Quanto all’Italia, nonostante il diritto all’IVG sia previsto dal 1978 con l’entrata in vigore della nota legge 194/78, continuiamo a chiedersi quanto l’accesso a questo diritto sia effettivo. È possibile, infatti, ricorrere all’IVG entro i primi 90 giorni di gestazione o successivamente, se per motivi di natura terapeutica. Tuttavia, il riconoscimento di questa possibilità non rende semplice il percorso per accedere al diritto: l’istituto dell’obiezione di coscienza, previsto all’art. 9 della legge tranne che per casi in cui l’interruzione sia “indispensabile per salvare la vita della donna in imminente pericolo”, è solo il più grosso scoglio rispetto a questo esercizio. Alla scarsità e alla disparità territoriale del personale sanitario obiettore si aggiungono anche le carenze del sistema sanitario, i lunghissimi tempi di attesa e l’accertamento delle motivazioni valide per abortire previste all’art. 4 della legge. Esse infatti possono solo costituire “serio pericolo per la sua salute fisica o psichica, in relazione o al suo stato di salute, o alle sue condizioni economiche, o sociali o familiari, o alle circostanze in cui è avvenuto il concepimento, o a previsioni di anomalie o malformazioni del concepito” e ad accertarle è sempre il personale sanitario.


Una piccola vittoria è arrivata quando, a inizio anno, il governo della Germania ha accolto le rivendicazioni dei movimenti femministi ed ha annunciato di voler depenalizzare l’informazione sull’accesso all’IVG, risalente a una legge di epoca nazista. Ma questo non è abbastanza.


Il tema vero è che, anche a fronte di questa carrellata di situazioni, il dibattito sul diritto non solo alla salute, ma all’autodeterminazione, non dovrebbe essere polarizzato.
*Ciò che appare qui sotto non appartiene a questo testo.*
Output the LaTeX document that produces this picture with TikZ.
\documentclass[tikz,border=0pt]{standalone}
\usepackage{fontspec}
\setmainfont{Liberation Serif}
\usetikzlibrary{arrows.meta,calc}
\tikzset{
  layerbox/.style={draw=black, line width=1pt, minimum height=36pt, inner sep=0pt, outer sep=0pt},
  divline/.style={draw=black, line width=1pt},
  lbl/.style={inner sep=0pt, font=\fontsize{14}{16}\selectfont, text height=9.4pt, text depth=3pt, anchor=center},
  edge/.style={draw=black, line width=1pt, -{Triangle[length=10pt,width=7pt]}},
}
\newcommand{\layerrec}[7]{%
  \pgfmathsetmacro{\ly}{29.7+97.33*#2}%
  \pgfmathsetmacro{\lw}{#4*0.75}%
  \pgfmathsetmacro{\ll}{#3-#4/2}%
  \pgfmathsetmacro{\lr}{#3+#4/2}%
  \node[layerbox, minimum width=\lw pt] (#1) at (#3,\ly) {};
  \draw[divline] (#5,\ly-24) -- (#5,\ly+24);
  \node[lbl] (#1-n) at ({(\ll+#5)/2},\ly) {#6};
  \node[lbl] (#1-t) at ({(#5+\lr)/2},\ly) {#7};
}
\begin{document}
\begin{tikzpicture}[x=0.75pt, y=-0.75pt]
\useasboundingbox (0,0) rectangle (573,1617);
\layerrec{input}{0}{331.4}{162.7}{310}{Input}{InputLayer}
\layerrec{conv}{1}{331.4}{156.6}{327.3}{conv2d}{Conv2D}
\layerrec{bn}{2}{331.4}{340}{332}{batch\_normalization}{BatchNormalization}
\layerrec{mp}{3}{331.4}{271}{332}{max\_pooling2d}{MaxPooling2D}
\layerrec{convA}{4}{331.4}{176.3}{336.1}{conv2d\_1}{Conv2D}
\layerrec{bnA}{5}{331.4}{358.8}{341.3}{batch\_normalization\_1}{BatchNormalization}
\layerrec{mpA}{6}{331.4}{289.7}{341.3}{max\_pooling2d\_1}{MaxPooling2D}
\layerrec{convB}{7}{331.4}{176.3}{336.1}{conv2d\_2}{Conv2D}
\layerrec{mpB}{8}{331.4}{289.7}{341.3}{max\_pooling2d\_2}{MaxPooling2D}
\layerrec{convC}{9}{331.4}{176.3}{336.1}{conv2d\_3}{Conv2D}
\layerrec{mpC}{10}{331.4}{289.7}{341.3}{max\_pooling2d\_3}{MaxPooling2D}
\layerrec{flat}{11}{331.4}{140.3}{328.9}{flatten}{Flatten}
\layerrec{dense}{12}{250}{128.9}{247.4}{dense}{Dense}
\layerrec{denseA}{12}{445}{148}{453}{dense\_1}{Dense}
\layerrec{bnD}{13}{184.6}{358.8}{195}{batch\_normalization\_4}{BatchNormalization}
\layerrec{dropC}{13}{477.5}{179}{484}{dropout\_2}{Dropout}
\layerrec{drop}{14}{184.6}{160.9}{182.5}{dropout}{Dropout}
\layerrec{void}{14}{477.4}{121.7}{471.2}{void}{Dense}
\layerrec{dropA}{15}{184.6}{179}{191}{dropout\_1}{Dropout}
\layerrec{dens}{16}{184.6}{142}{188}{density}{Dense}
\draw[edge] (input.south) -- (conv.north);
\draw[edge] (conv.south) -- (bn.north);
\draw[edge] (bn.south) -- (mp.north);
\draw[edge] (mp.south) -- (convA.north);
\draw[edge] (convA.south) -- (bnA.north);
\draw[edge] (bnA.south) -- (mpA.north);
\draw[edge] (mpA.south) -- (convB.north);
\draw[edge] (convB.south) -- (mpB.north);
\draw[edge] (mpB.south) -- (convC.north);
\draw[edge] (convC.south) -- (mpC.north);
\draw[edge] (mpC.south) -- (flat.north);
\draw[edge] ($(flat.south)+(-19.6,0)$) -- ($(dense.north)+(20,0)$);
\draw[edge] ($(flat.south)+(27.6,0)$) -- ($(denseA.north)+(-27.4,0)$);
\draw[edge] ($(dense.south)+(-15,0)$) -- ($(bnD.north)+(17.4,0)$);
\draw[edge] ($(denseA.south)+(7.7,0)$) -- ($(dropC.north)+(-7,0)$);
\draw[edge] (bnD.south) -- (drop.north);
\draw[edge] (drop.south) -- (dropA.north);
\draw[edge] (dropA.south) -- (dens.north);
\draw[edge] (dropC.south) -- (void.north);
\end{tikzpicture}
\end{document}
L’accesso a un’interruzione di gravidanza sicura e libera dovrebbe essere un diritto riconosciuto. Non dovremmo ritrovarci a gioire per notizie come quelle che arrivano da El Salvador o dalla Germania, positive se decontestualizzate, ma che risultano un premio di consolazione, rispetto allo stato dell’IVG nel mondo.


Restringere i casi in cui l’IVG è un servizio garantito o, addirittura, criminalizzare l’interruzione non interviene sulla necessità di donne, ragazze e persone di ricorrere ad essa. L’esigenza resta: ciò che invece scatta, in questi casi, sono forme di IVG illegali, di fatto meno sicure e con conseguenze che sono dannose o fatali. Conseguenze che possono essere evitate in una qualsiasi struttura ospedaliera attrezzata e formata a fornire il servizio – come dichiara anche Amnesty International.


L’accesso a un’interruzione volontaria di gravidanza sicura è un diritto: lo è alla luce del diritto alla vita e alla salute, a tutela della dignità di ogni persona che si trovi ad averne bisogno. È essenziale una battaglia globale contro provvedimenti discriminatori, che violino questi diritti e ledano la dignità umana.